▶ _Short exercise_
From the listing that follows, output everything exactly except the pictures.

▶ _Dataset extract_
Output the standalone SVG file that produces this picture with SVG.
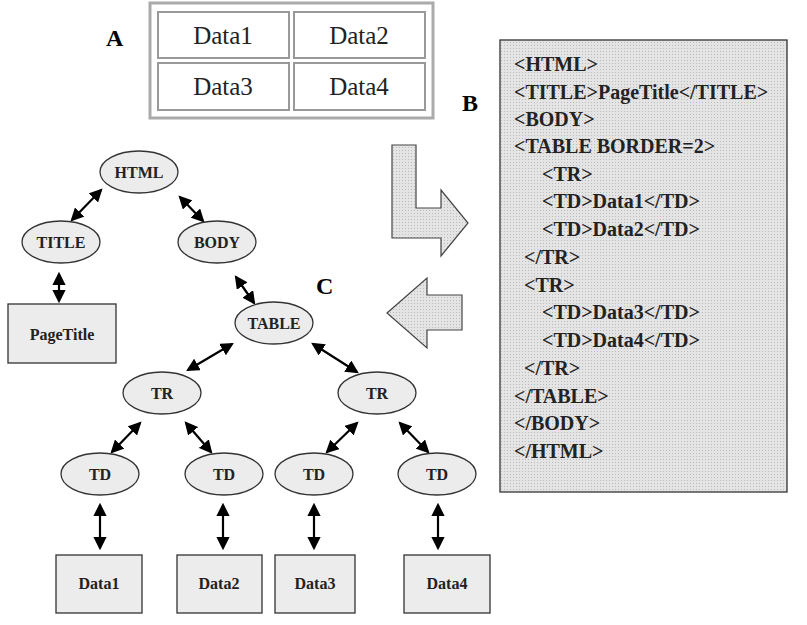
<svg xmlns="http://www.w3.org/2000/svg" width="807" height="625" viewBox="0 0 807 625">
<defs>
<marker id="ah" markerWidth="6" markerHeight="6" refX="5" refY="3" orient="auto-start-reverse" markerUnits="strokeWidth"><path d="M0,0 L6,3 L0,6 Z" fill="#000"/></marker>
<pattern id="dots" width="3" height="3" patternUnits="userSpaceOnUse"><rect width="3" height="3" fill="#e4e4e4"/><rect width="1" height="1" fill="#bbb"/></pattern>
</defs>
<style>
.n{fill:#ececec;stroke:#333;stroke-width:1.3}
.t{font-family:"Liberation Serif","Times New Roman",serif;font-weight:bold;font-size:16px;text-anchor:middle;fill:#222}
.c{font-family:"Liberation Serif","Times New Roman",serif;font-size:25px;text-anchor:middle;fill:#222}
.code{font-family:"Liberation Serif","Times New Roman",serif;font-size:20px;font-weight:bold;fill:#222}
.lbl{font-family:"Liberation Serif",serif;font-weight:bold;font-size:24px;fill:#000}
.e line{stroke:#000;stroke-width:2.2;marker-start:url(#ah);marker-end:url(#ah)}
</style>
<rect width="807" height="625" fill="#fff"/>
<g id="tableA">
<rect x="150" y="3" width="283" height="115" fill="#fff" stroke="#aaa" stroke-width="3"/>
<rect x="158" y="12" width="131" height="46" fill="#fff" stroke="#999" stroke-width="2"/>
<rect x="294" y="12" width="131" height="46" fill="#fff" stroke="#999" stroke-width="2"/>
<rect x="158" y="63" width="131" height="47" fill="#fff" stroke="#999" stroke-width="2"/>
<rect x="294" y="63" width="131" height="47" fill="#fff" stroke="#999" stroke-width="2"/>
<text class="c" x="223" y="44">Data1</text>
<text class="c" x="359" y="44">Data2</text>
<text class="c" x="223" y="95">Data3</text>
<text class="c" x="359" y="95">Data4</text>
</g>
<text class="lbl" x="106" y="46">A</text>
<text class="lbl" x="462" y="111">B</text>
<text class="lbl" x="316" y="294">C</text>
<g id="codeB">
<rect x="500" y="40" width="287" height="452" fill="url(#dots)" stroke="#333" stroke-width="1.3"/>
<text class="code" x="514" y="71">&lt;HTML&gt;</text>
<text class="code" x="514" y="99">&lt;TITLE&gt;PageTitle&lt;/TITLE&gt;</text>
<text class="code" x="514" y="126">&lt;BODY&gt;</text>
<text class="code" x="514" y="153">&lt;TABLE BORDER=2&gt;</text>
<text class="code" x="542" y="181">&lt;TR&gt;</text>
<text class="code" x="542" y="208">&lt;TD&gt;Data1&lt;/TD&gt;</text>
<text class="code" x="542" y="236">&lt;TD&gt;Data2&lt;/TD&gt;</text>
<text class="code" x="524" y="264">&lt;/TR&gt;</text>
<text class="code" x="524" y="292">&lt;TR&gt;</text>
<text class="code" x="542" y="319">&lt;TD&gt;Data3&lt;/TD&gt;</text>
<text class="code" x="542" y="347">&lt;TD&gt;Data4&lt;/TD&gt;</text>
<text class="code" x="524" y="375">&lt;/TR&gt;</text>
<text class="code" x="514" y="403">&lt;/TABLE&gt;</text>
<text class="code" x="514" y="430">&lt;/BODY&gt;</text>
<text class="code" x="514" y="458">&lt;/HTML&gt;</text>
</g>
<g id="bigArrows" fill="url(#dots)" stroke="#444" stroke-width="1.2">
<path d="M392,145 H416 V208 H441 V190 L468,223 L441,256 V238 H392 Z"/>
<path d="M387,313 L427,278 V295 H462 V330 H427 V348 Z"/>
</g>
<g id="connectors" class="e">
<line x1="101" y1="190" x2="72" y2="220"/>
<line x1="180" y1="197" x2="203" y2="221"/>
<line x1="59" y1="274" x2="59" y2="301"/>
<line x1="236" y1="277" x2="254" y2="303"/>
<line x1="232" y1="344" x2="188" y2="370"/>
<line x1="313" y1="344" x2="357" y2="372"/>
<line x1="140" y1="423" x2="112" y2="452"/>
<line x1="186" y1="423" x2="211" y2="452"/>
<line x1="357" y1="423" x2="327" y2="452"/>
<line x1="400" y1="423" x2="428" y2="452"/>
<line x1="100" y1="505" x2="100" y2="548"/>
<line x1="223" y1="505" x2="223" y2="548"/>
<line x1="314" y1="505" x2="314" y2="548"/>
<line x1="438" y1="505" x2="438" y2="548"/>
</g>
<g id="HTML"><ellipse class="n" cx="139" cy="172" rx="39" ry="21"/><text class="t" x="139" y="178">HTML</text></g>
<g id="TITLE"><ellipse class="n" cx="61" cy="242" rx="39" ry="21"/><text class="t" x="61" y="248">TITLE</text></g>
<g id="BODY"><ellipse class="n" cx="217" cy="242" rx="39" ry="21"/><text class="t" x="217" y="248">BODY</text></g>
<g id="PageTitle"><rect class="n" x="8" y="304" width="108" height="59"/><text class="t" x="62" y="340" font-size="19">PageTitle</text></g>
<g id="TABLE"><ellipse class="n" cx="274" cy="323" rx="39" ry="21"/><text class="t" x="274" y="329">TABLE</text></g>
<g id="TR1"><ellipse class="n" cx="162" cy="393" rx="39" ry="21"/><text class="t" x="162" y="399">TR</text></g>
<g id="TR2"><ellipse class="n" cx="377" cy="393" rx="39" ry="21"/><text class="t" x="377" y="399">TR</text></g>
<g id="TD1"><ellipse class="n" cx="100" cy="474" rx="39" ry="21"/><text class="t" x="100" y="480">TD</text></g>
<g id="TD2"><ellipse class="n" cx="224" cy="474" rx="39" ry="21"/><text class="t" x="224" y="480">TD</text></g>
<g id="TD3"><ellipse class="n" cx="314" cy="474" rx="39" ry="21"/><text class="t" x="314" y="480">TD</text></g>
<g id="TD4"><ellipse class="n" cx="437" cy="474" rx="39" ry="21"/><text class="t" x="437" y="480">TD</text></g>
<g id="D1"><rect class="n" x="56" y="555" width="86" height="58"/><text class="t" x="99" y="589">Data1</text></g>
<g id="D2"><rect class="n" x="177" y="555" width="85" height="58"/><text class="t" x="219" y="589">Data2</text></g>
<g id="D3"><rect class="n" x="275" y="555" width="80" height="58"/><text class="t" x="315" y="589">Data3</text></g>
<g id="D4"><rect class="n" x="404" y="555" width="86" height="58"/><text class="t" x="447" y="589">Data4</text></g>
</svg>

▶ _Response to the exercise_
Output the standalone SVG file that produces this picture with SVG.
<svg xmlns="http://www.w3.org/2000/svg" width="807" height="625" viewBox="0 0 807 625">
<defs>
<marker id="ah" markerWidth="6" markerHeight="6" refX="5" refY="3" orient="auto-start-reverse" markerUnits="strokeWidth"><path d="M0,0 L6,3 L0,6 Z" fill="#000"/></marker>
<pattern id="dots" width="3" height="3" patternUnits="userSpaceOnUse"><rect width="3" height="3" fill="#e4e4e4"/><rect width="1" height="1" fill="#bbb"/></pattern>
</defs>
<style>
.n{fill:#ececec;stroke:#333;stroke-width:1.3}
.t{font-family:"Liberation Serif","Times New Roman",serif;font-weight:bold;font-size:16px;text-anchor:middle;fill:#222}
.c{font-family:"Liberation Serif","Times New Roman",serif;font-size:25px;text-anchor:middle;fill:#222}
.code{font-family:"Liberation Serif","Times New Roman",serif;font-size:20px;font-weight:bold;fill:#222}
.lbl{font-family:"Liberation Serif",serif;font-weight:bold;font-size:24px;fill:#000}
.e line{stroke:#000;stroke-width:2.2;marker-start:url(#ah);marker-end:url(#ah)}
</style>
<rect width="807" height="625" fill="#fff"/>
<g id="tableA">
<rect x="150" y="3" width="283" height="115" fill="#fff" stroke="#aaa" stroke-width="3"/>
<rect x="158" y="12" width="131" height="46" fill="#fff" stroke="#999" stroke-width="2"/>
<rect x="294" y="12" width="131" height="46" fill="#fff" stroke="#999" stroke-width="2"/>
<rect x="158" y="63" width="131" height="47" fill="#fff" stroke="#999" stroke-width="2"/>
<rect x="294" y="63" width="131" height="47" fill="#fff" stroke="#999" stroke-width="2"/>
<text class="c" x="223" y="44">Data1</text>
<text class="c" x="359" y="44">Data2</text>
<text class="c" x="223" y="95">Data3</text>
<text class="c" x="359" y="95">Data4</text>
</g>
<text class="lbl" x="106" y="46">A</text>
<text class="lbl" x="462" y="111">B</text>
<text class="lbl" x="316" y="294">C</text>
<g id="codeB">
<rect x="500" y="40" width="287" height="452" fill="url(#dots)" stroke="#333" stroke-width="1.3"/>
<text class="code" x="514" y="71">&lt;HTML&gt;</text>
<text class="code" x="514" y="99">&lt;TITLE&gt;PageTitle&lt;/TITLE&gt;</text>
<text class="code" x="514" y="126">&lt;BODY&gt;</text>
<text class="code" x="514" y="153">&lt;TABLE BORDER=2&gt;</text>
<text class="code" x="542" y="181">&lt;TR&gt;</text>
<text class="code" x="542" y="208">&lt;TD&gt;Data1&lt;/TD&gt;</text>
<text class="code" x="542" y="236">&lt;TD&gt;Data2&lt;/TD&gt;</text>
<text class="code" x="524" y="264">&lt;/TR&gt;</text>
<text class="code" x="524" y="292">&lt;TR&gt;</text>
<text class="code" x="542" y="319">&lt;TD&gt;Data3&lt;/TD&gt;</text>
<text class="code" x="542" y="347">&lt;TD&gt;Data4&lt;/TD&gt;</text>
<text class="code" x="524" y="375">&lt;/TR&gt;</text>
<text class="code" x="514" y="403">&lt;/TABLE&gt;</text>
<text class="code" x="514" y="430">&lt;/BODY&gt;</text>
<text class="code" x="514" y="458">&lt;/HTML&gt;</text>
</g>
<g id="bigArrows" fill="url(#dots)" stroke="#444" stroke-width="1.2">
<path d="M392,145 H416 V208 H441 V190 L468,223 L441,256 V238 H392 Z"/>
<path d="M387,313 L427,278 V295 H462 V330 H427 V348 Z"/>
</g>
<g id="connectors" class="e">
<line x1="101" y1="190" x2="72" y2="220"/>
<line x1="180" y1="197" x2="203" y2="221"/>
<line x1="59" y1="274" x2="59" y2="301"/>
<line x1="236" y1="277" x2="254" y2="303"/>
<line x1="232" y1="344" x2="188" y2="370"/>
<line x1="313" y1="344" x2="357" y2="372"/>
<line x1="140" y1="423" x2="112" y2="452"/>
<line x1="186" y1="423" x2="211" y2="452"/>
<line x1="357" y1="423" x2="327" y2="452"/>
<line x1="400" y1="423" x2="428" y2="452"/>
<line x1="100" y1="505" x2="100" y2="548"/>
<line x1="223" y1="505" x2="223" y2="548"/>
<line x1="314" y1="505" x2="314" y2="548"/>
<line x1="438" y1="505" x2="438" y2="548"/>
</g>
<g id="HTML"><ellipse class="n" cx="139" cy="172" rx="39" ry="21"/><text class="t" x="139" y="178">HTML</text></g>
<g id="TITLE"><ellipse class="n" cx="61" cy="242" rx="39" ry="21"/><text class="t" x="61" y="248">TITLE</text></g>
<g id="BODY"><ellipse class="n" cx="217" cy="242" rx="39" ry="21"/><text class="t" x="217" y="248">BODY</text></g>
<g id="PageTitle"><rect class="n" x="8" y="304" width="108" height="59"/><text class="t" x="62" y="340" font-size="19">PageTitle</text></g>
<g id="TABLE"><ellipse class="n" cx="274" cy="323" rx="39" ry="21"/><text class="t" x="274" y="329">TABLE</text></g>
<g id="TR1"><ellipse class="n" cx="162" cy="393" rx="39" ry="21"/><text class="t" x="162" y="399">TR</text></g>
<g id="TR2"><ellipse class="n" cx="377" cy="393" rx="39" ry="21"/><text class="t" x="377" y="399">TR</text></g>
<g id="TD1"><ellipse class="n" cx="100" cy="474" rx="39" ry="21"/><text class="t" x="100" y="480">TD</text></g>
<g id="TD2"><ellipse class="n" cx="224" cy="474" rx="39" ry="21"/><text class="t" x="224" y="480">TD</text></g>
<g id="TD3"><ellipse class="n" cx="314" cy="474" rx="39" ry="21"/><text class="t" x="314" y="480">TD</text></g>
<g id="TD4"><ellipse class="n" cx="437" cy="474" rx="39" ry="21"/><text class="t" x="437" y="480">TD</text></g>
<g id="D1"><rect class="n" x="56" y="555" width="86" height="58"/><text class="t" x="99" y="589">Data1</text></g>
<g id="D2"><rect class="n" x="177" y="555" width="85" height="58"/><text class="t" x="219" y="589">Data2</text></g>
<g id="D3"><rect class="n" x="275" y="555" width="80" height="58"/><text class="t" x="315" y="589">Data3</text></g>
<g id="D4"><rect class="n" x="404" y="555" width="86" height="58"/><text class="t" x="447" y="589">Data4</text></g>
</svg>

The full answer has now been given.